* TASK DESCRIPTION
Leave out the pictures, and retype only the lines from the beginning of the material through the line that contains "(0,0) rectangle (1560,595);", including both.

Stored entries
<<<<
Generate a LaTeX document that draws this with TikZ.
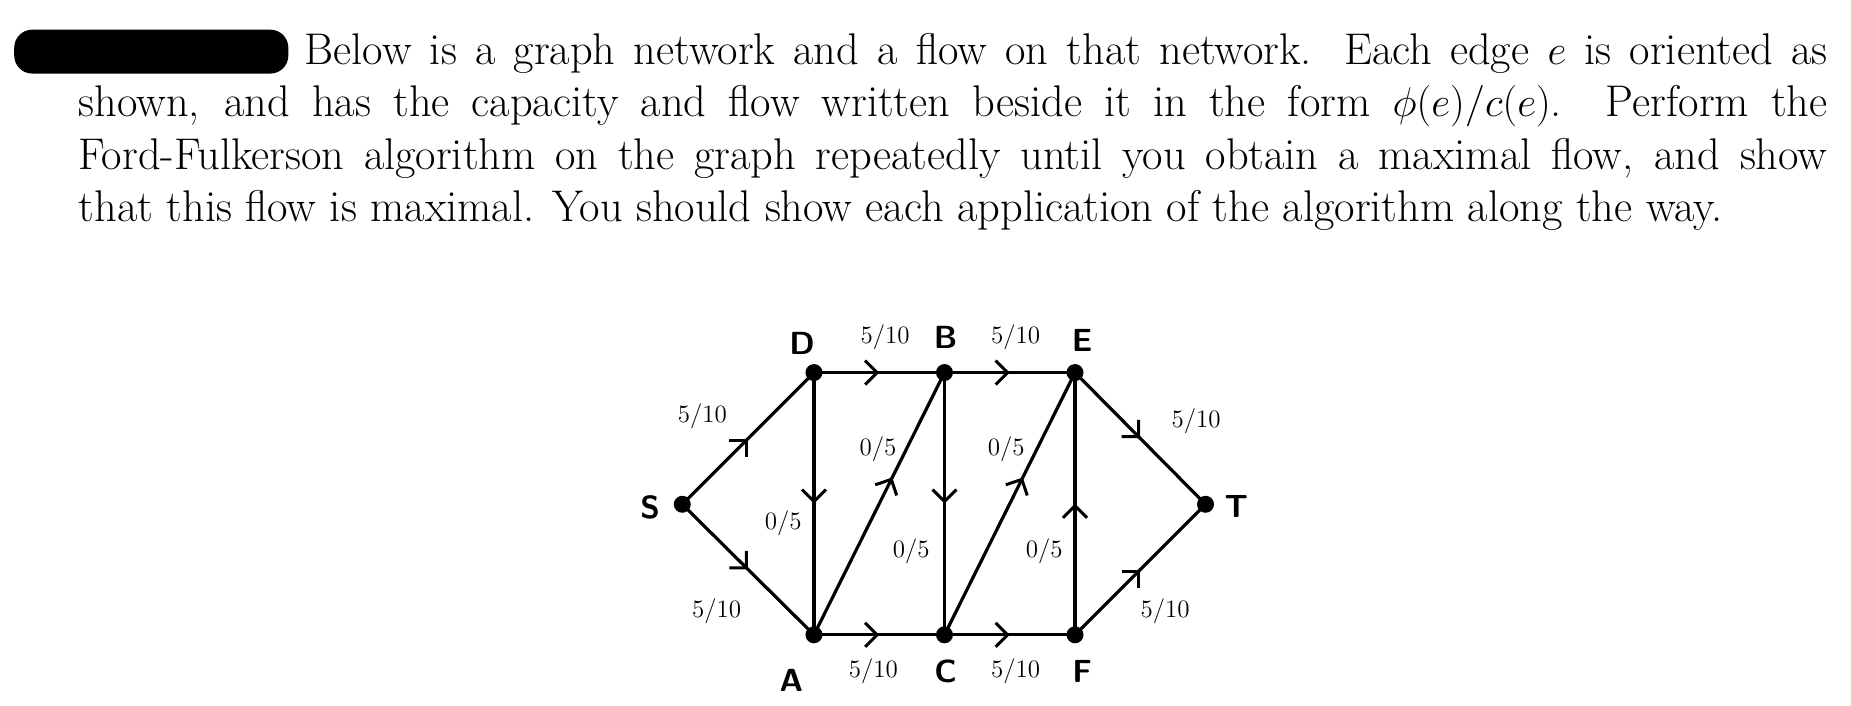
\documentclass[tikz,border=0pt]{standalone}
\usepackage{amsmath}
\usetikzlibrary{decorations.markings,arrows.meta}
\tikzset{>=latex}
\tikzstyle{vertex}=[circle,fill=black,inner sep=0pt,minimum size=8.5pt]
\tikzstyle{vname}=[font=\sffamily\bfseries\fontsize{16}{16}\selectfont]
\tikzstyle{flowcap}=[font=\fontsize{12.5}{13}\selectfont,inner sep=1pt]
\tikzset{
  flowedge/.style={line width=1.6pt,decoration={markings,
                   mark=at position #1 with {\arrow[line width=1.5pt]{Straight Barb[length=6pt,width=12pt]}}},
                   postaction={decorate}},
  flowedge/.default=0.5}

\begin{document}
\begin{tikzpicture}[x=0.5933pt,y=-0.5933pt]
  \useasboundingbox (0,0) rectangle (1560,595);

  % PROBLEM TEXT
  \fill[rounded corners=9pt] (12,25) rectangle (243,62);
  \node[anchor=north west,inner sep=0pt,text width=874.5pt,align=justify,
        font=\fontsize{22.2}{26.1}\selectfont] (txt) at (66,28)
    {\hspace*{113pt}Below is a graph network and a flow on that network. Each edge $e$ is oriented as\linebreak
     shown, and has the capacity and flow written beside it in the form $\phi(e)/c(e)$. Perform the\linebreak
     Ford-Fulkerson algorithm on the graph repeatedly until you obtain a maximal flow, and show\linebreak
     that this flow is maximal. You should show each application of the algorithm along the way.};

  % VERTICES
  \node[vertex] (S) at (575,425) {};
  \node[vertex] (D) at (686,314) {};
  \node[vertex] (B) at (796,314) {};
  \node[vertex] (E) at (906,314) {};
  \node[vertex] (T) at (1016,425) {};
  \node[vertex] (A) at (686,535) {};
  \node[vertex] (C) at (796,535) {};
  \node[vertex] (F) at (906,535) {};

  \node[vname] at (548,428) {S};
  \node[vname] at (676,289) {D};
  \node[vname] at (797,284) {B};
  \node[vname] at (912,287) {E};
  \node[vname] at (1042,427) {T};
  \node[vname] at (667,573) {A};
  \node[vname] at (797,566) {C};
  \node[vname] at (912,566) {F};

  % EDGES
  \draw[flowedge] (S.center) -- (D.center);
  \draw[flowedge] (S.center) -- (A.center);
  \draw[flowedge] (D.center) -- (B.center);
  \draw[flowedge] (B.center) -- (E.center);
  \draw[flowedge] (D.center) -- (A.center);
  \draw[flowedge=0.6] (A.center) -- (B.center);
  \draw[flowedge] (B.center) -- (C.center);
  \draw[flowedge=0.6] (C.center) -- (E.center);
  \draw[flowedge] (F.center) -- (E.center);
  \draw[flowedge] (A.center) -- (C.center);
  \draw[flowedge] (C.center) -- (F.center);
  \draw[flowedge] (E.center) -- (T.center);
  \draw[flowedge] (F.center) -- (T.center);

  % FLOW / CAPACITY
  \node[flowcap] at (592,351) {5/10};
  \node[flowcap] at (604,515) {5/10};
  \node[flowcap] at (746,284) {5/10};
  \node[flowcap] at (856,284) {5/10};
  \node[flowcap] at (660,441) {0/5};
  \node[flowcap] at (740,379) {0/5};
  \node[flowcap] at (768,465) {0/5};
  \node[flowcap] at (848,379) {0/5};
  \node[flowcap] at (880,465) {0/5};
  \node[flowcap] at (1008,355) {5/10};
  \node[flowcap] at (982,515) {5/10};
  \node[flowcap] at (736,566) {5/10};
  \node[flowcap] at (856,566) {5/10};
\end{tikzpicture}
\end{document}
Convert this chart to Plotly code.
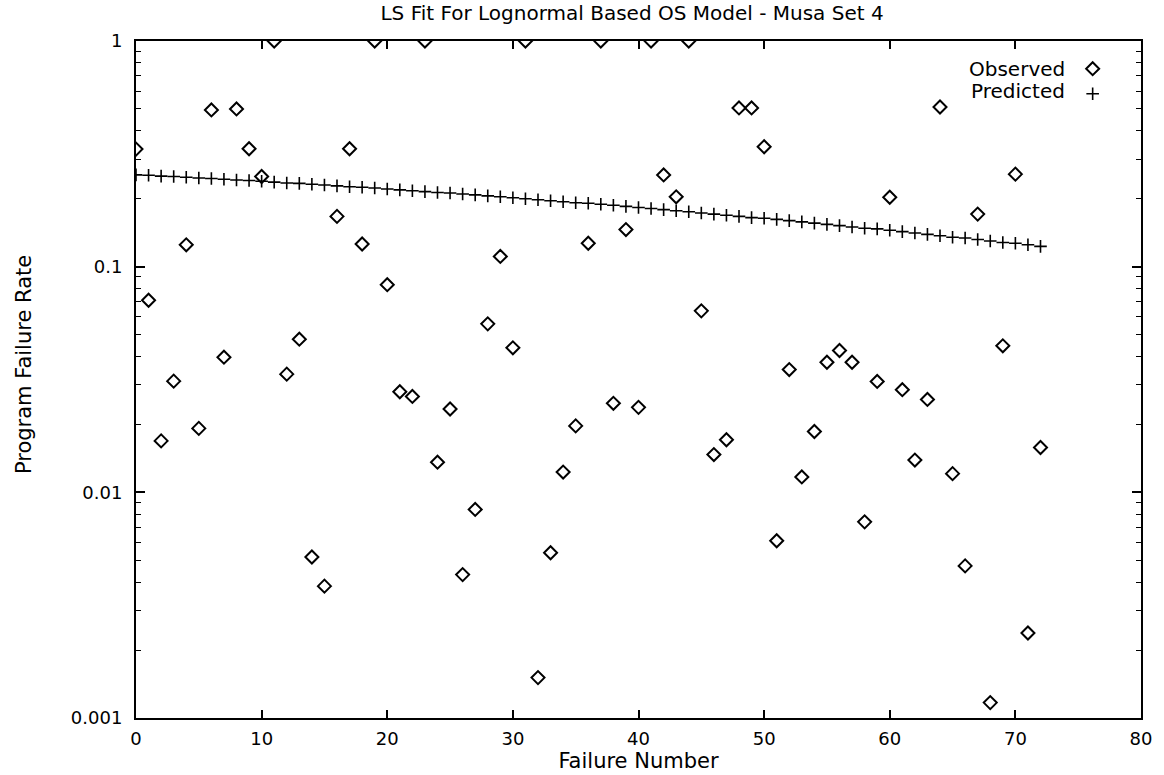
import plotly.graph_objects as go

failure_number = list(range(73))

observed = [
    0.332, 0.071, 0.0169, 0.0311, 0.125, 0.0192, 0.495, 0.0397, 0.5, 0.333,
    0.251, 1.0, 0.0334, 0.0477, 0.00517, 0.00384, 0.167, 0.333, 0.126, 1.0,
    0.0832, 0.0279, 0.0266, 1.0, 0.0136, 0.0234, 0.00432, 0.0084, 0.0558, 0.111,
    0.0437, 1.0, 0.00151, 0.0054, 0.0123, 0.0197, 0.127, 1.0, 0.0248, 0.146,
    0.0238, 1.0, 0.255, 0.204, 1.0, 0.0637, 0.0147, 0.0171, 0.505, 0.505,
    0.340, 0.0061, 0.035, 0.0117, 0.0186, 0.0377, 0.0425, 0.0377, 0.0074, 0.031,
    0.203, 0.0285, 0.0139, 0.0258, 0.51, 0.0121, 0.00472, 0.171, 0.00117, 0.0446,
    0.257, 0.00238, 0.0158,
]

predicted = [
    0.255, 0.254, 0.252, 0.251, 0.249, 0.247, 0.246, 0.244, 0.242, 0.241,
    0.239, 0.237, 0.235, 0.234, 0.232, 0.230, 0.228, 0.226, 0.225, 0.223,
    0.221, 0.219, 0.217, 0.215, 0.213, 0.212, 0.210, 0.208, 0.206, 0.204,
    0.202, 0.200, 0.198, 0.196, 0.194, 0.192, 0.191, 0.189, 0.187, 0.185,
    0.183, 0.181, 0.179, 0.177, 0.175, 0.173, 0.171, 0.169, 0.167, 0.165,
    0.164, 0.162, 0.160, 0.158, 0.156, 0.154, 0.152, 0.150, 0.148, 0.147,
    0.145, 0.143, 0.141, 0.139, 0.137, 0.135, 0.134, 0.132, 0.130, 0.128,
    0.127, 0.125, 0.123,
]

x_ticks = [0, 10, 20, 30, 40, 50, 60, 70, 80]
y_ticks = [0.001, 0.01, 0.1, 1]
y_tick_text = ["0.001", "0.01", "0.1", "1"]
y_minor = [m * 10.0 ** e for e in (-3, -2, -1) for m in range(2, 10)]

FONT = "DejaVu Sans, Liberation Sans, Arial, sans-serif"

fig = go.Figure()
fig.add_trace(go.Scatter(
    x=failure_number, y=observed, mode="markers", name=" ",
    marker=dict(symbol="diamond-open", size=10, color="black",
                line=dict(width=2, color="black")),
))
fig.add_trace(go.Scatter(
    x=failure_number, y=predicted, mode="markers", name=" ",
    marker=dict(symbol="cross-thin-open", size=9, color="black",
                line=dict(width=1.6, color="black")),
))

fig.update_layout(
    width=1164, height=775,
    margin=dict(l=136, r=18, t=41, b=56),
    paper_bgcolor="white", plot_bgcolor="white",
    font=dict(family=FONT, size=18, color="black"),
    title=dict(text="LS Fit For Lognormal Based OS Model - Musa Set 4",
               x=0.543, xanchor="center", y=0.983, yanchor="middle",
               font=dict(size=20, family=FONT, color="black")),
    showlegend=True,
    legend=dict(x=0.932, xanchor="left", y=0.985, yanchor="top",
                bgcolor="rgba(0,0,0,0)", borderwidth=0,
                font=dict(size=17, family=FONT), tracegroupgap=0,
                itemwidth=30),
    annotations=[
        dict(text="Observed", xref="paper", yref="paper", x=0.926, y=0.958,
             xanchor="right", yanchor="middle", showarrow=False,
             font=dict(size=20, family=FONT)),
        dict(text="Predicted", xref="paper", yref="paper", x=0.926, y=0.926,
             xanchor="right", yanchor="middle", showarrow=False,
             font=dict(size=20, family=FONT)),
        dict(text="Program Failure Rate", xref="paper", yref="paper",
             x=-0.112, y=0.522, xanchor="center", yanchor="middle",
             textangle=-90, showarrow=False,
             font=dict(size=21, family=FONT)),
    ],
)

fig.update_xaxes(
    range=[0, 80], tickvals=x_ticks, ticks="inside", ticklen=8, tickwidth=1.5,
    tickcolor="black", showline=True, linecolor="black", linewidth=2,
    mirror="ticks", showgrid=False, zeroline=False, ticklabelstandoff=3,
    tickfont=dict(size=18, family=FONT),
    title=dict(text="Failure Number", standoff=0, font=dict(size=21, family=FONT)),
)
fig.update_yaxes(
    type="log", range=[-3, 0], tickvals=y_ticks, ticktext=y_tick_text,
    ticks="inside", ticklen=9, tickwidth=1.5, tickcolor="black",
    minor=dict(tickvals=y_minor, ticks="inside", ticklen=5, tickwidth=1.2,
               tickcolor="black", showgrid=False),
    showline=True, linecolor="black", linewidth=2, mirror="ticks",
    showgrid=False, zeroline=False, ticklabelstandoff=8,
    tickfont=dict(size=18, family=FONT),
)

fig.write_html("out.html")
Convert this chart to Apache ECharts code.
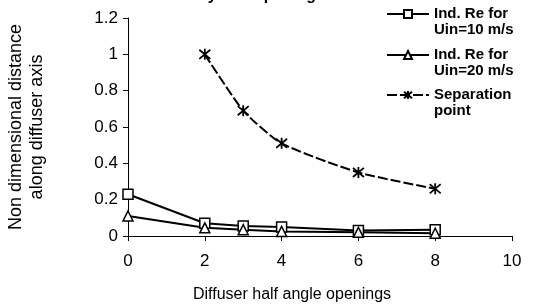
>>>>
* RESULT FOR THIS EXERCISE
Generate a LaTeX document that draws this with TikZ.
\documentclass[tikz,border=0pt]{standalone}
\usepackage{amsmath}
\usetikzlibrary{decorations.markings,arrows.meta}
\tikzset{>=latex}
\tikzstyle{vertex}=[circle,fill=black,inner sep=0pt,minimum size=8.5pt]
\tikzstyle{vname}=[font=\sffamily\bfseries\fontsize{16}{16}\selectfont]
\tikzstyle{flowcap}=[font=\fontsize{12.5}{13}\selectfont,inner sep=1pt]
\tikzset{
  flowedge/.style={line width=1.6pt,decoration={markings,
                   mark=at position #1 with {\arrow[line width=1.5pt]{Straight Barb[length=6pt,width=12pt]}}},
                   postaction={decorate}},
  flowedge/.default=0.5}

\begin{document}
\begin{tikzpicture}[x=0.5933pt,y=-0.5933pt]
  \useasboundingbox (0,0) rectangle (1560,595);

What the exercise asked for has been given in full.